Since the discriminant $$(B^2 - 4AC)$$ is negative ($$-20 < 0$$), the conic section is an ellipse (or a circle, which is a special case of an ellipse). As $$B \neq 0$$, it is not a circle, but a rotated ellipse.

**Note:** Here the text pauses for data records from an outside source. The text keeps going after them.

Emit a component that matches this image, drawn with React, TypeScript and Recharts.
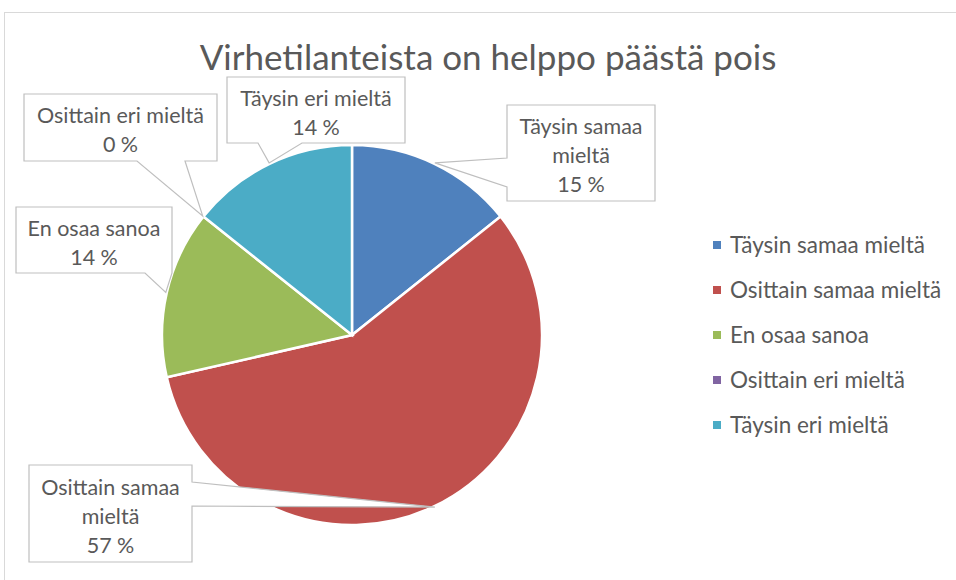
import React from 'react';
import { PieChart, Pie, Cell, Legend } from 'recharts';

const categories = [
  'Täysin samaa mieltä',
  'Osittain samaa mieltä',
  'En osaa sanoa',
  'Osittain eri mieltä',
  'Täysin eri mieltä',
];
// slice sizes
const responses = [1, 4, 1, 0, 1];
// percentages as printed on the callouts
const percentLabels = [15, 57, 14, 0, 14];
const labelLines = [
  ['Täysin samaa', 'mieltä'],
  ['Osittain samaa', 'mieltä'],
  ['En osaa sanoa'],
  ['Osittain eri mieltä'],
  ['Täysin eri mieltä'],
];
const colors = ['#4F81BD', '#C0504D', '#9BBB59', '#8064A2', '#4BACC6'];

// callout boxes, placed relative to the pie centre (dragged by hand in the original)
const calloutLayout = [
  { dx: 155, dy: -230, w: 148, h: 96, side: 'left', a: 53, b: 82 },
  { dx: -323, dy: 130, w: 163, h: 97, side: 'right', a: 17, b: 41 },
  { dx: -336, dy: -128, w: 156, h: 66, side: 'bottom', a: 129, b: 156 },
  { dx: -328, dy: -241, w: 193, h: 67, side: 'bottom', a: 113, b: 161 },
  { dx: -125, dy: -258, w: 178, h: 66, side: 'bottom', a: 31, b: 75 },
];

const data = categories.map((name, i) => ({ name, value: responses[i] }));

const FONT = 'Lato, "Open Sans", sans-serif';
const TEXT = '#595959';

const renderCallout = (props: any) => {
  const { cx, cy, midAngle, outerRadius, index } = props;
  const RAD = Math.PI / 180;
  const ax = cx + (outerRadius + 1) * Math.cos(-midAngle * RAD);
  const ay = cy + (outerRadius + 1) * Math.sin(-midAngle * RAD);
  const L = calloutLayout[index];
  const x = cx + L.dx;
  const y = cy + L.dy;
  const { w, h } = L;
  const pts: [number, number][] = [[x, y], [x + w, y]];
  if (L.side === 'right') pts.push([x + w, y + L.a], [ax, ay], [x + w, y + L.b]);
  pts.push([x + w, y + h]);
  if (L.side === 'bottom') pts.push([x + L.b, y + h], [ax, ay], [x + L.a, y + h]);
  pts.push([x, y + h]);
  if (L.side === 'left') pts.push([x, y + L.b], [ax, ay], [x, y + L.a]);
  const d = 'M' + pts.map((p) => `${p[0]},${p[1]}`).join('L') + 'Z';
  const lines = [...labelLines[index], `${percentLabels[index]} %`];
  const step = 29;
  const mid = y + h / 2 + 2;
  return (
    <g key={`callout-${index}`}>
      <path d={d} fill="#fff" stroke="#BFBFBF" strokeWidth={1.2} />
      {lines.map((t, k) => (
        <text
          key={k}
          x={x + w / 2}
          y={mid + (k - (lines.length - 1) / 2) * step}
          textAnchor="middle"
          dominantBaseline="central"
          fill={TEXT}
          fontSize={21.5}
          fontFamily={FONT}
        >
          {t}
        </text>
      ))}
    </g>
  );
};

const renderLegend = () => (
  <div style={{ fontFamily: FONT, fontSize: 22.5, color: TEXT }}>
    {categories.map((c, i) => (
      <div key={c} style={{ height: 45, display: 'flex', alignItems: 'center' }}>
        <span style={{ width: 8, height: 8, background: colors[i], marginRight: 9, display: 'inline-block' }} />
        <span>{c}</span>
      </div>
    ))}
  </div>
);

export default function App() {
  return (
    <div style={{ position: 'absolute', left: 0, top: 0, width: 956, height: 580, overflow: 'hidden', background: '#fff' }}>
      <div
        style={{
          position: 'absolute',
          left: 4,
          top: 12,
          width: 980,
          height: 600,
          border: '1px solid #D9D9D9',
        }}
      />
      <div
        style={{
          position: 'absolute',
          left: 0,
          top: 34,
          width: 976,
          textAlign: 'center',
          fontFamily: FONT,
          fontSize: 35,
          color: TEXT,
          lineHeight: '44px',
        }}
      >
        Virhetilanteista on helppo päästä pois
      </div>
      <div style={{ position: 'absolute', left: 0, top: 0 }}>
        <PieChart width={956} height={580} margin={{ top: 0, right: 0, bottom: 0, left: 0 }}>
          <Pie
            data={data}
            dataKey="value"
            nameKey="name"
            cx={352}
            cy={335}
            outerRadius={190}
            startAngle={90}
            endAngle={-270}
            stroke="#fff"
            strokeWidth={2.5}
            label={renderCallout}
            labelLine={false}
            isAnimationActive={false}
          >
            {data.map((d, i) => (
              <Cell key={d.name} fill={colors[i]} />
            ))}
          </Pie>
          <Legend
            content={renderLegend}
            wrapperStyle={{ left: 713, top: 222, width: 240 }}
          />
        </PieChart>
      </div>
    </div>
  );
}
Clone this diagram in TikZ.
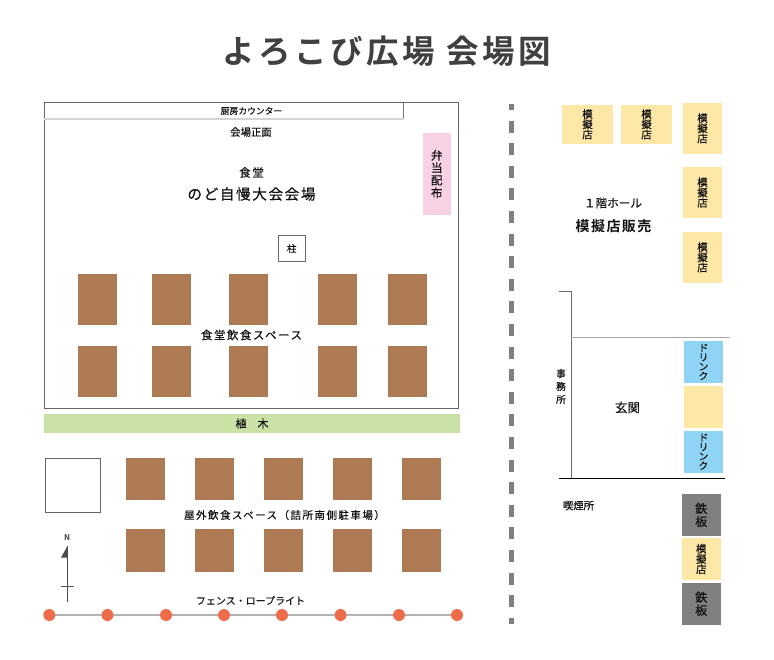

**step2 Determine the angle of rotation**

To eliminate the $$xy$$ term, we need to rotate the coordinate axes by an angle $$\theta$$. The angle of rotation is given by the formula:

$$\cot(2\theta) = \frac{A-C}{B}$$

Substituting the values of $$A$$, $$C$$, and $$B$$ from the given equation:

$$\cot(2\theta) = \frac{3-3}{-4}$$

$$\cot(2\theta) = \frac{0}{-4}$$

$$\cot(2\theta) = 0$$

This implies that $$2\theta = \frac{\pi}{2}$$ (or $$90^\circ$$). Therefore, the angle of rotation is:

$$\theta = \frac{\pi}{4}$$

or $$45^\circ$$.

**step3 Apply the rotation transformation**

We use the rotation formulas to express $$x$$ and $$y$$ in terms of the new coordinates $$x'$$ and $$y'$$.
The formulas are:

$$x = x'\cos\theta - y'\sin\theta$$

$$y = x'\sin\theta + y'\cos\theta$$

Since $$\theta = \frac{\pi}{4}$$, we have $$\cos(\frac{\pi}{4}) = \frac{\sqrt{2}}{2}$$ and $$\sin(\frac{\pi}{4}) = \frac{\sqrt{2}}{2}$$. Substituting these values:

$$x = x'\frac{\sqrt{2}}{2} - y'\frac{\sqrt{2}}{2} = \frac{\sqrt{2}}{2}(x' - y')$$

$$y = x'\frac{\sqrt{2}}{2} + y'\frac{\sqrt{2}}{2} = \frac{\sqrt{2}}{2}(x' + y')$$

Now we substitute these expressions for $$x$$ and $$y$$ into the original equation $$3 x^{2}-4 x y+3 y^{2}-28 \sqrt{2} x+22 \sqrt{2} y+84=0$$.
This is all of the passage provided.